It is safe to say that recently we have entered a world where vampires are creatures that are meant to be adored and obsessed over, and personally I feel that this should not be the case. The vampire is not something that teen girls can swoon over and want to become. Everlasting life is not something to be sniffed it, it can become quite tedious after a while.
This is certainly something that Jim Jarmusch has touched upon along with a whole host of other ideas in his latest film, Only Lovers Left Alive.
The films star Tom Hiddleston and Tilda Swinton as vampiric lovers, Adam and Eve (don’t be too hasty to jump on the religious bandwagon though, because Jarmusch did not intent to have that connection with the characters when he first set out to make the film. The two are named after characters in a Mark Twain novel) who whilst being married carry on their separate lives in Boston and Tangia.
The communicate with one another in much the same way that any long distant couple would, via the use of Facetime on an iPhone and a slightly more archaic version including a laptop, a television and hell of a lot wires. This just goes to show how different the two members of this relationship are.
It carries on further as we are shown more of the characters of Adam and Eve. Eve embraces her life in Tangia and enjoys all the joys that the city has to offer, whilst Adam hides himself away in his cavernous house and is content with making his music; just as long as no one knows who he is or where he lives, apart from his friend Ian who acquires things for him.
Only Lovers Left Alive really is breath of fresh air when it comes to contemporary vampire movies. This is is movie that people have been waiting for without even knowing it. It is wickedly smart, devilishly funny and manages to have a huge heart in it as well.

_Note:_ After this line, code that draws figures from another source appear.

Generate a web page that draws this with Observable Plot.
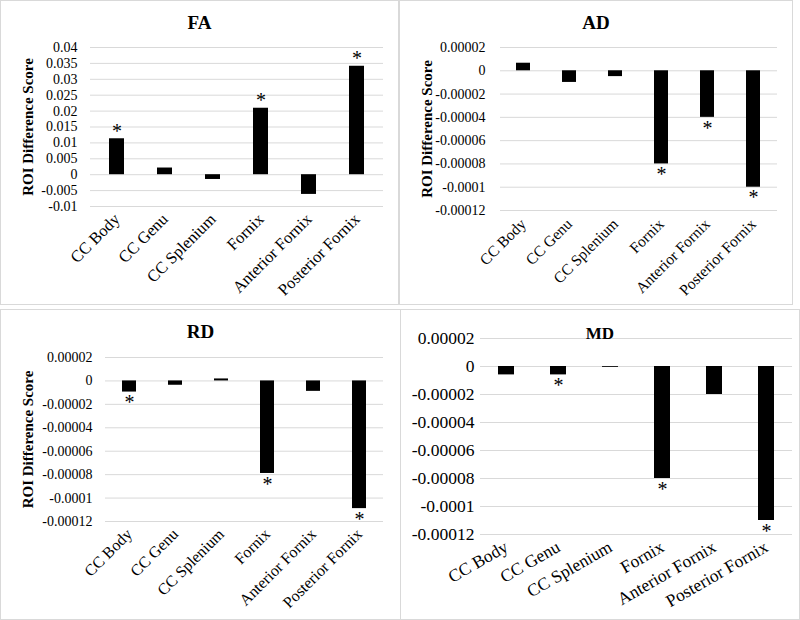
<!DOCTYPE html>
<html>
<head>
<meta charset="utf-8">
<script src="https://cdn.jsdelivr.net/npm/d3@7"></script>
<script src="https://cdn.jsdelivr.net/npm/@observablehq/plot@0.6"></script>
<style>
  body { margin: 0; background: #fff; }
  #root { position: relative; width: 800px; height: 620px; overflow: hidden; background: #fff;
          font-family: "Liberation Serif", "Times New Roman", serif; }
  .panel { position: absolute; overflow: visible; }
  .panel svg { position: absolute; left: 0; top: 0; overflow: visible; }
  .frame { position: absolute; box-sizing: border-box; border: 1px solid #d9d9d9; pointer-events: none; }
  .title { position: absolute; left: 0; right: 0; text-align: center; font-weight: bold; line-height: 1; color: #000; }
</style>
</head>
<body>
<div id="root"></div>
<script>
// ---- data ----
const regions = ["CC Body", "CC Genu", "CC Splenium", "Fornix", "Anterior Fornix", "Posterior Fornix"];

const faValues = [0.0113, 0.0021, -0.0015, 0.0209, -0.0062, 0.0341];
const adValues = [0.0000065, -0.00001, -0.000005, -0.00008, -0.00004, -0.0001];
const rdValues = [-0.0000095, -0.0000037, 0.0000017, -0.000079, -0.0000089, -0.000109];
const mdValues = [-0.000006, -0.000006, -0.0000006, -0.00008, -0.00002, -0.00011];

const faSig = [true, false, false, true, false, true];
const adSig = [false, false, false, true, true, true];
const rdSig = [true, false, false, true, false, true];
const mdSig = [false, true, false, true, false, true];

const faTicks = [-0.01, -0.005, 0, 0.005, 0.01, 0.015, 0.02, 0.025, 0.03, 0.035, 0.04];
const diffTicks = [-0.00012, -0.0001, -0.00008, -0.00006, -0.00004, -0.00002, 0, 0.00002];

const yLabel = "ROI Difference Score";
const titles = ["FA", "AD", "RD", "MD"];

// ---- layout (positions / styles only) ----
const panels = [
  { title: titles[0], values: faValues, sig: faSig, ticks: faTicks, domain: [-0.01, 0.04], ylabel: yLabel,
    left: 0, top: 0, w: 399, h: 305, mt: 47, mb: 99, ml: 90, mr: 16,
    tickFont: 14, tickPad: 13, xFont: 16.5, rot: -45, xPad: 10, titleFont: 19, titleTop: 13, labelX: 28 },
  { title: titles[1], values: adValues, sig: adSig, ticks: diffTicks, domain: [-0.00012, 0.00002], ylabel: yLabel,
    left: 399, top: 0, w: 394, h: 305, mt: 47, mb: 95, ml: 101, mr: 16,
    tickFont: 14, tickPad: 15, xFont: 15.5, rot: -45, xPad: 11, titleFont: 19, titleTop: 13, labelX: 28 },
  { title: titles[2], values: rdValues, sig: rdSig, ticks: diffTicks, domain: [-0.00012, 0.00002], ylabel: yLabel,
    left: 0, top: 309, w: 401, h: 311, mt: 48, mb: 99, ml: 105, mr: 18,
    tickFont: 14, tickPad: 13, xFont: 16, rot: -45, xPad: 10, titleFont: 19, titleTop: 13, labelX: 28 },
  { title: titles[3], values: mdValues, sig: mdSig, ticks: diffTicks, domain: [-0.00012, 0.00002], ylabel: null,
    left: 400, top: 309, w: 400, h: 311, mt: 29, mb: 86, ml: 80, mr: 8,
    tickFont: 17.5, tickPad: 6, xFont: 17.5, rot: -30, xPad: 11, titleFont: 17, titleTop: 16, labelX: 0 }
];

const fmt = d => String(Math.round(d * 1e7) / 1e7);
const root = document.getElementById("root");

for (const p of panels) {
  const data = regions.map((r, i) => ({ region: r, value: p.values[i], sig: p.sig[i] }));
  const pos = data.filter(d => d.sig && d.value > 0);
  const neg = data.filter(d => d.sig && d.value < 0);

  const marks = [
    Plot.gridY(p.ticks, { stroke: "#d9d9d9", strokeOpacity: 1, strokeWidth: 1 }),
    Plot.axisY(p.ticks, { tickSize: 0, tickPadding: p.tickPad, tickFormat: fmt, fontSize: p.tickFont, label: null }),
    Plot.axisX({ tickSize: 0, tickRotate: p.rot, tickPadding: p.xPad, fontSize: p.xFont, label: null }),
    Plot.barY(data, { x: "region", y: "value", fill: "#000" }),
    Plot.text(pos, { x: "region", y: "value", text: () => "*", lineAnchor: "bottom", dy: -1, fontSize: 20 }),
    Plot.text(neg, { x: "region", y: "value", text: () => "*", lineAnchor: "top", dy: 3, fontSize: 20 })
  ];
  if (p.ylabel) {
    marks.push(Plot.text([p.ylabel], { frameAnchor: "left", text: d => d, rotate: -90, textAnchor: "middle",
      lineAnchor: "middle", dx: p.labelX - p.ml, fontWeight: "bold", fontSize: 15 }));
  }

  const chart = Plot.plot({
    width: p.w, height: p.h,
    marginTop: p.mt, marginBottom: p.mb, marginLeft: p.ml, marginRight: p.mr,
    style: { fontFamily: "'Liberation Serif', 'Times New Roman', serif", color: "#000", background: "transparent", overflow: "visible" },
    x: { domain: regions, paddingInner: 0.69, paddingOuter: 0.345 },
    y: { domain: p.domain },
    marks
  });

  const div = document.createElement("div");
  div.className = "panel";
  Object.assign(div.style, { left: p.left + "px", top: p.top + "px", width: p.w + "px", height: p.h + "px" });
  div.appendChild(chart);

  const t = document.createElement("div");
  t.className = "title";
  t.textContent = p.title;
  Object.assign(t.style, { top: p.titleTop + "px", fontSize: p.titleFont + "px" });
  div.appendChild(t);

  const fr = document.createElement("div");
  fr.className = "frame";
  Object.assign(fr.style, { left: "0px", top: "0px", width: p.w + "px", height: p.h + "px" });
  div.appendChild(fr);

  root.appendChild(div);
}
</script>
</body>
</html>
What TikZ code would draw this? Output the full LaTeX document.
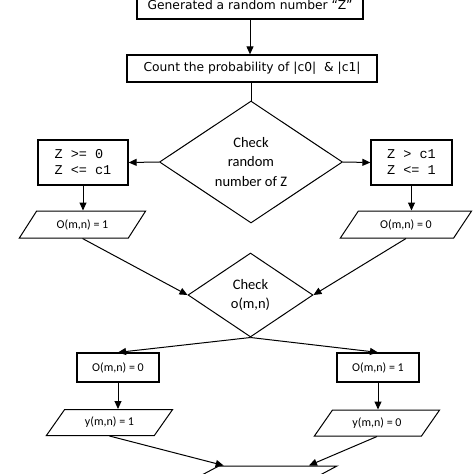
\documentclass[tikz,border=0pt]{standalone}
\usepackage{fontspec}
\setmainfont{DejaVu Sans}
\newfontfamily\calfont{Carlito}
\newfontfamily\codefont{Liberation Mono}
\usetikzlibrary{positioning, calc, arrows, arrows.meta, shapes}
\tikzset{procbox/.style={draw, line width=1.3pt, rectangle, inner sep=0pt, font=\fontsize{12.3}{15}\selectfont}}
\tikzset{condbox/.style={procbox, align=left, font=\codefont\fontsize{13.5}{16}\selectfont}}
\tikzset{valbox/.style={draw, line width=1.2pt, rectangle, inner sep=0pt, minimum width=82, minimum height=29, font=\calfont\fontsize{12}{14}\selectfont}}
\tikzset{iobox/.style={draw, line width=1pt, trapezium, trapezium left angle=47, trapezium right angle=133, trapezium stretches=true, inner sep=0pt, minimum height=27, font=\calfont\fontsize{12}{14}\selectfont}}
\tikzset{decision/.style={draw, line width=1pt, diamond, inner sep=0pt, align=center, font=\calfont\fontsize{14.5}{19.5}\selectfont}}
\tikzset{flow/.style={line width=1pt, -{Triangle[length=8pt, width=7pt]}}}

\begin{document}
\begin{tikzpicture}[x=1pt, y=-1pt]
  \useasboundingbox (0,0) rectangle (474,474);
  \clip (0,0) rectangle (474,474);

  \node[procbox, minimum width=226, minimum height=29] (gen) at (250,4.5) {Generated a random number “Z”};
  \node[procbox, minimum width=250, minimum height=27] (prob) at (252,68.5) {Count the probability of |c0|\ \ \& |c1|};

  \node[decision, minimum width=183, minimum height=122] (chk1) at (251,162) {Check\\random\\number of Z};
  \node[condbox, minimum width=90, minimum height=45] (zl) at (83,162.5) {Z >= 0\\Z <= c1};
  \node[condbox, minimum width=81, minimum height=45] (zr) at (411.5,162.5) {Z > c1\\Z <= 1};

  \node[iobox, minimum width=127] (ol) at (82.5,224.5) {O(m,n) = 1};
  \node[iobox, minimum width=132] (or) at (406,224.5) {O(m,n) = 0};

  \node[decision, minimum width=125, minimum height=84] (chk2) at (250.5,295) {Check\\o(m,n)};

  \node[valbox] (bl) at (118,367.5) {O(m,n) = 0};
  \node[valbox] (br) at (378,367.5) {O(m,n) = 1};

  \node[iobox, minimum width=127, minimum height=26] (yl) at (109.5,422.5) {y(m,n) = 1};
  \node[iobox, minimum width=126, minimum height=26] (yr) at (377,423) {y(m,n) = 0};

  \node[iobox, inner sep=2pt, trapezium left angle=53, trapezium right angle=127, minimum width=169] (end) at (252.5,479.5) {};
  \coordinate (endl) at ($(end.top left corner)+(5,0)$);
  \coordinate (endr) at ($(end.top right corner)+(-30,0)$);

  % connectors
  \draw[flow] (gen.south) -- (gen.south |- prob.north);
  \draw[line width=1pt] (prob.south -| chk1.north) -- (chk1.north);
  \draw[flow] (chk1.west) -- (zl.east);
  \draw[flow] (chk1.east) -- (zr.west);
  \draw[flow] (zl.south) -- (zl.south |- ol.north);
  \draw[flow] (zr.south) -- (zr.south |- or.north);
  \draw[flow] (ol.south) -- (chk2.west);
  \draw[flow] (or.south) -- (chk2.east);
  \draw[flow] (chk2.south) -- (bl.north);
  \draw[flow] (chk2.south) -- (br.north);
  \draw[flow] (bl.south) -- (bl.south |- yl.north);
  \draw[flow] (br.south) -- (br.south |- yr.north);
  \draw[flow] (yl.south) -- (endl);
  \draw[flow] (yr.south) -- (endr);
\end{tikzpicture}
\end{document}
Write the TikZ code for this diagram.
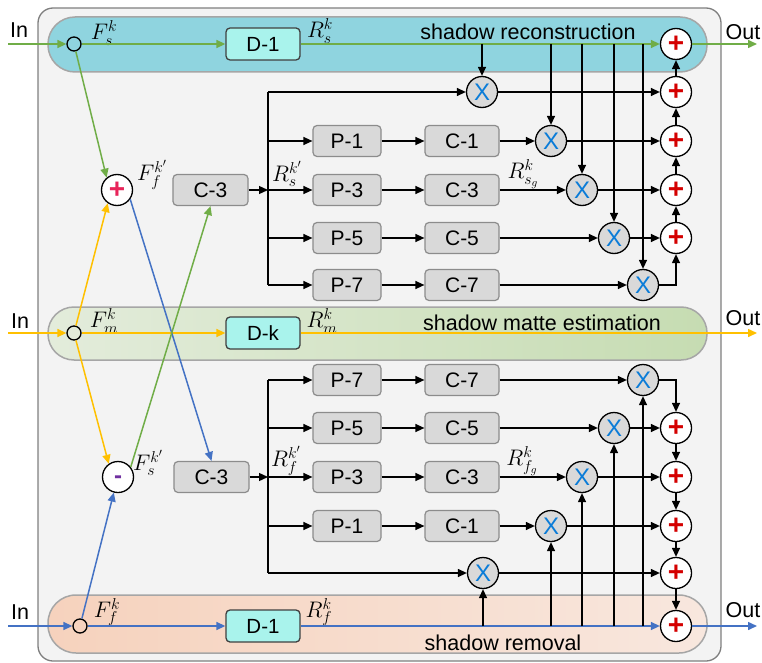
\RequirePackage{fix-cm}
\documentclass[tikz,border=0pt]{standalone}
\usepackage{fontspec}
\setmainfont{Liberation Sans}
\usetikzlibrary{arrows.meta}

\definecolor{panel}{HTML}{F3F3F3}
\definecolor{panelborder}{HTML}{7F7F7F}
\definecolor{bandborder}{HTML}{A6A6A6}
\definecolor{bandcyan}{HTML}{8FD4DF}
\definecolor{greenL}{HTML}{E3ECDB}
\definecolor{greenR}{HTML}{C6DCB2}
\definecolor{peachL}{HTML}{F6D2BD}
\definecolor{peachR}{HTML}{F8E7DE}
\definecolor{dboxfill}{HTML}{A9F3EC}
\definecolor{boxgray}{HTML}{D9D9D9}
\definecolor{boxborder}{HTML}{8C8C8C}
\definecolor{linegreen}{HTML}{70AD47}
\definecolor{lineyellow}{HTML}{FFC000}
\definecolor{lineblue}{HTML}{4472C4}
\definecolor{xblue}{HTML}{0A7CD8}
\definecolor{plusred}{HTML}{D40000}
\definecolor{pinkred}{HTML}{E8245A}
\definecolor{minuspurple}{HTML}{7030A0}

\tikzset{
  txt/.style={font=\fontsize{21.5}{24}\selectfont, inner sep=0pt},
  lbl/.style={font=\fontsize{22.5}{26}\selectfont, inner sep=0pt},
  tap/.style={circle, draw=black, line width=1.3pt, minimum size=14pt, inner sep=0pt},
  dbox/.style={rectangle, rounded corners=4pt, draw=black!75, line width=1.3pt, fill=dboxfill,
    minimum width=74pt, minimum height=32pt, inner sep=0pt, font=\fontsize{20.5}{24}\selectfont},
  pbox/.style={rectangle, rounded corners=4pt, draw=boxborder, line width=1.2pt, fill=boxgray,
    minimum width=68pt, minimum height=31pt, inner sep=0pt, font=\fontsize{21}{24}\selectfont},
  cbox/.style={pbox, minimum width=74pt},
  xnode/.style={circle, draw=black, line width=1.3pt, fill=boxgray, minimum size=31pt, inner sep=0pt,
    text=xblue, font=\fontsize{24}{24}\selectfont},
  pnode/.style={circle, draw=black, line width=1.3pt, fill=white, minimum size=31pt, inner sep=0pt,
    text=plusred, font=\bfseries\fontsize{28}{28}\selectfont},
  mnode/.style={pnode, text=minuspurple, font=\bfseries\fontsize{24}{24}\selectfont,
    text height=12.6pt, text depth=0pt},
  bline/.style={draw=black, line width=1.3pt},
  gline/.style={draw=linegreen, line width=1.5pt},
  yline/.style={draw=lineyellow, line width=1.5pt},
  uline/.style={draw=lineblue, line width=1.5pt},
}

\begin{document}
\begin{tikzpicture}[x=1pt, y=-1pt, >={Triangle[length=9pt,width=8pt]}]
\useasboundingbox (0,0) rectangle (762,663);

% outer panel and the three streams
\draw[draw=panelborder, fill=panel, line width=1.3pt, rounded corners=15pt] (38,8) rectangle (721,661);
\path[draw=bandborder, line width=1.5pt, fill=bandcyan, rounded corners=27pt] (48,17) rectangle (707,72);
\path[draw=bandborder, line width=1.5pt, left color=greenL, right color=greenR, rounded corners=26pt] (48,307) rectangle (707,360);
\path[draw=bandborder, line width=1.5pt, left color=peachL, right color=peachR, rounded corners=28pt] (48,595) rectangle (707,653);

\node[txt] (tsr) at (528,32) {shadow reconstruction};
\node[txt] (tme) at (542,323) {shadow matte estimation};
\node[txt] (tsm) at (503,643) {shadow removal};

% inputs and outputs
\node[txt] (ins-l) at (19,30) {In};
\node[txt] (inm-l) at (20,321) {In};
\node[txt] (inf-l) at (20,612) {In};
\node[txt] (outs-l) at (743,32) {Out};
\node[txt] (outm-l) at (743,318) {Out};
\node[txt] (outf-l) at (743,610) {Out};
\coordinate (srcs) at (8,44);
\coordinate (srcm) at (8,333);
\coordinate (srcf) at (8,626);
\coordinate (dsts) at (757,44);
\coordinate (dstm) at (757,333);
\coordinate (dstf) at (757,626);

\node[tap] (ins) at (74,44) {};
\node[tap] (inm) at (74,333) {};
\node[tap] (inf) at (80,626) {};

\node[dbox] (d1s) at (263,44) {D-1};
\node[dbox] (dk)  at (263,333) {D-k};
\node[dbox] (d1f) at (263,626) {D-1};

\node[pnode] (outs) at (676,44) {+};
\node[pnode] (outf) at (676,626) {+};

% cross-stream fusion
\node[pnode, text=pinkred] (fuse) at (117,190) {+};
\node[mnode] (diff) at (118,477) {-};
\node[pbox, minimum width=75pt] (c3s) at (210.5,190) {C-3};
\node[pbox, minimum width=75pt] (c3f) at (211.5,477) {C-3};

% upper multi-scale branch
\node[pbox] (p1s) at (347,141) {P-1};
\node[pbox] (p3s) at (347,190) {P-3};
\node[pbox] (p5s) at (347,238) {P-5};
\node[pbox] (p7s) at (347,285) {P-7};
\node[cbox] (k1s) at (462,141) {C-1};
\node[cbox] (k3s) at (462,190) {C-3};
\node[cbox] (k5s) at (462,238) {C-5};
\node[cbox] (k7s) at (462,285) {C-7};
\node[xnode] (x0s) at (482,92) {X};
\node[xnode] (x1s) at (551,141) {X};
\node[xnode] (x2s) at (582,190) {X};
\node[xnode] (x3s) at (614,238) {X};
\node[xnode] (x4s) at (643,285) {X};
\node[pnode] (a0s) at (676,92) {+};
\node[pnode] (a1s) at (676,141) {+};
\node[pnode] (a2s) at (676,190) {+};
\node[pnode] (a3s) at (676,238) {+};

% lower multi-scale branch
\node[pbox] (p7f) at (347,380) {P-7};
\node[pbox] (p5f) at (347,428) {P-5};
\node[pbox] (p3f) at (347,477) {P-3};
\node[pbox] (p1f) at (347,526) {P-1};
\node[cbox] (k7f) at (462,380) {C-7};
\node[cbox] (k5f) at (462,428) {C-5};
\node[cbox] (k3f) at (462,477) {C-3};
\node[cbox] (k1f) at (462,526) {C-1};
\node[xnode] (x4f) at (643,380) {X};
\node[xnode] (x3f) at (614,428) {X};
\node[xnode] (x2f) at (582,477) {X};
\node[xnode] (x1f) at (551,526) {X};
\node[xnode] (x0f) at (483,573) {X};
\node[pnode] (a3f) at (676,428) {+};
\node[pnode] (a2f) at (676,477) {+};
\node[pnode] (a1f) at (676,526) {+};
\node[pnode] (a0f) at (676,573) {+};

% math labels
\node[lbl] at (104,33) {$F_s^k$};
\node[lbl] at (320,31) {$R_s^k$};
\node[lbl] at (152,175) {$F_f^{k'}$};
\node[lbl] at (287,174) {$R_s^{k'}$};
\node[lbl] at (523,174) {$R_{s_g}^k$};
\node[lbl] at (104,321) {$F_m^k$};
\node[lbl] at (322,321) {$R_m^k$};
\node[lbl] at (148,463) {$F_s^{k'}$};
\node[lbl] at (286,461) {$R_f^{k'}$};
\node[lbl] at (522,461) {$R_{f_g}^k$};
\node[lbl] at (107,612) {$F_f^k$};
\node[lbl] at (319,612) {$R_f^k$};

% main streams
\draw[gline,->] (srcs) -- (ins);
\draw[gline,->] (ins) -- (d1s);
\draw[gline,->] (d1s) -- (outs);
\draw[gline,->] (outs) -- (dsts);
\draw[yline,->] (srcm) -- (inm);
\draw[yline,->] (inm) -- (dk);
\draw[yline,->] (dk) -- (dstm);
\draw[uline,->] (srcf) -- (inf);
\draw[uline,->] (inf) -- (d1f);
\draw[uline,->] (d1f) -- (outf);
\draw[uline,->] (outf) -- (dstf);

% exchange between streams
\draw[gline,->] (ins) -- (fuse.130);
\draw[yline,->] (inm) -- (fuse.235);
\draw[yline,->] (inm) -- (diff.125);
\draw[uline,->] (inf) -- (diff.255);
\draw[uline,->] (fuse.-35) -- (c3f.north);
\draw[gline,->] (diff.38) -- (c3s.south);

% upper branch wiring
\coordinate (js) at (268,190);
\coordinate (js0) at (268,92);
\coordinate (js1) at (268,141);
\coordinate (js5) at (268,238);
\coordinate (js7) at (268,285);
\draw[bline,->] (c3s) -- (js);
\draw[bline] (js0) -- (js7);
\draw[bline,->] (js0) -- (x0s);
\draw[bline,->] (js1) -- (p1s);
\draw[bline,->] (js) -- (p3s);
\draw[bline,->] (js5) -- (p5s);
\draw[bline,->] (js7) -- (p7s);
\foreach \i in {1,3,5,7} \draw[bline,->] (p\i s) -- (k\i s);
\draw[bline,->] (k1s) -- (x1s);
\draw[bline,->] (k3s) -- (x2s);
\draw[bline,->] (k5s) -- (x3s);
\draw[bline,->] (k7s) -- (x4s);
\foreach \n/\xx in {0/482,1/551,2/582,3/614,4/643} {
  \coordinate (ts\n) at (\xx,44);
  \draw[bline,->] (ts\n) -- (x\n s);
}
\draw[bline,->] (x0s) -- (a0s);
\draw[bline,->] (x1s) -- (a1s);
\draw[bline,->] (x2s) -- (a2s);
\draw[bline,->] (x3s) -- (a3s);
\draw[bline,->] (x4s) -| (a3s);
\draw[bline,->] (a3s) -- (a2s);
\draw[bline,->] (a2s) -- (a1s);
\draw[bline,->] (a1s) -- (a0s);
\draw[bline,->] (a0s) -- (outs);

% lower branch wiring
\coordinate (jf) at (268,477);
\coordinate (jf7) at (268,380);
\coordinate (jf5) at (268,428);
\coordinate (jf1) at (268,526);
\coordinate (jf0) at (268,573);
\draw[bline,->] (c3f) -- (jf);
\draw[bline] (jf7) -- (jf0);
\draw[bline,->] (jf7) -- (p7f);
\draw[bline,->] (jf5) -- (p5f);
\draw[bline,->] (jf) -- (p3f);
\draw[bline,->] (jf1) -- (p1f);
\draw[bline,->] (jf0) -- (x0f);
\foreach \i in {1,3,5,7} \draw[bline,->] (p\i f) -- (k\i f);
\draw[bline,->] (k7f) -- (x4f);
\draw[bline,->] (k5f) -- (x3f);
\draw[bline,->] (k3f) -- (x2f);
\draw[bline,->] (k1f) -- (x1f);
\foreach \n/\xx in {0/483,1/551,2/582,3/614,4/643} {
  \coordinate (tf\n) at (\xx,626);
  \draw[bline,->] (tf\n) -- (x\n f);
}
\draw[bline,->] (x4f) -| (a3f);
\draw[bline,->] (x3f) -- (a3f);
\draw[bline,->] (x2f) -- (a2f);
\draw[bline,->] (x1f) -- (a1f);
\draw[bline,->] (x0f) -- (a0f);
\draw[bline,->] (a3f) -- (a2f);
\draw[bline,->] (a2f) -- (a1f);
\draw[bline,->] (a1f) -- (a0f);
\draw[bline,->] (a0f) -- (outf);
\end{tikzpicture}
\end{document}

Not only do Hiddleston and Swinton bring life to these roles they have excellent supporting cast from John Hurt who plays William Marlowe (YES! That Marlowe), you also have Mia Wasikowski as the impulsive, childish ‘sister’ of Eve.
At times the film seems almost too clever for its own good, managing to bring traditional vampiric folklore into a very comtemporary setting and story, and the back drop of Boston couldn’t be better. A once prospering city that is not just managing to grasp onto its own civilisation is the perfect allegory for the character of Adam. He was once such a powerful thing and now he is contemplating suicide and has locked himself away from the rest of the world.
This film manages to cover so many different topics and themes it is a shame to just place it under the title of a vampire movie, even though the word is never mentioned once throughout the movie. It is a film about romance, family, death, music, science and nature, the human condition. It is so simple in its complexity that I hope you will be as blown away by it as I was.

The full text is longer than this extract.